Award winning author Jack Campbell (who broke his teeth on the JAG: Space series back in the nineties), returns to the setting he created for his popular Lost Fleet novels, but goes back in time to recount the founding of the Alliance. When Earth is no longer the centre of the universe, its colonies must come together to defend themselves, or risk being picked off one by one in a war that demands strength before all else. Campbell writes military sci-fi at its best, so a new series from his pen is to be greatly anticipated.

Robert Conroy and J.R. Dunn

The Day After Gettysburg (Baen, June 2017)
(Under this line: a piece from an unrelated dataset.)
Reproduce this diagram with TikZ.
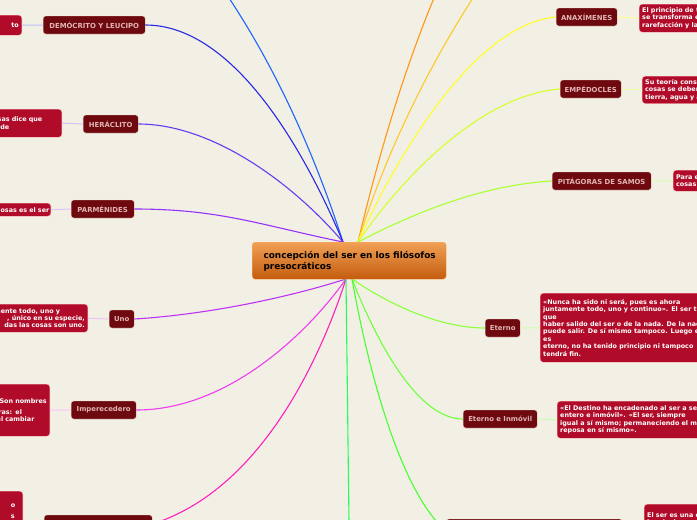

Left unfinished at the time of his death, J.R. Dunn steps in to complete one of Robert Conroy's last alternative history novels, asking what might have happened had General Robert E. Lee refused to retreat across the Potomac after the defeat at Gettysburg, but instead went on the offensive, and cut a great swathe across Pennsylvania. Alternate history has pretty much done the War Between the States to death, but it is fitting that Robert Conroy should have returned to the old staple in his final days, and icing on the cake to note that he seems to have found a novel approach which may well deliver new angles and outcomes.

Tad Williams

The Witchwood Crown (DAW, June 2017)

Now, twenty-four years after the conclusion of Memory, Sorrow, and Thorn, Tad Williams returns to his beloved universe and characters with The Witchwood Crown, the first novel in the long-awaited sequel trilogy, The Last King of Osten Ard. More than thirty years have passed since the events of the earlier novels, and the world has reached a critical turning point once again. The realm is threatened by divisive forces, even as old allies are lost, and others are lured down darker paths. Perhaps most terrifying of all, the Norns—the long-vanquished elvish foe—are stirring once again, preparing to reclaim the mortal-ruled lands that once were theirs....

Julian Stockwin

Persephone (Hodder and Stoughton, June 2017)

The date is November 1807, and Captain Sir Thomas Kydd sets sail for Lisbon to aid the Portugese Royal Family's evacuation in the face of Napoleon's ruthless advance through Iberia. The seventeenth volume in a stunning series which sees Kydd rise from pressed man to the Captain's chair (and conceivably beyond), Stockwin brings an almost unrivaled love and knowledge of the sea and of seamanship to his writing, making Persephone, the first of two Kydd novels expected this year, a must-have for readers of the genre. I will be blocking out a couple of days when my hardback copy arrives from the UK.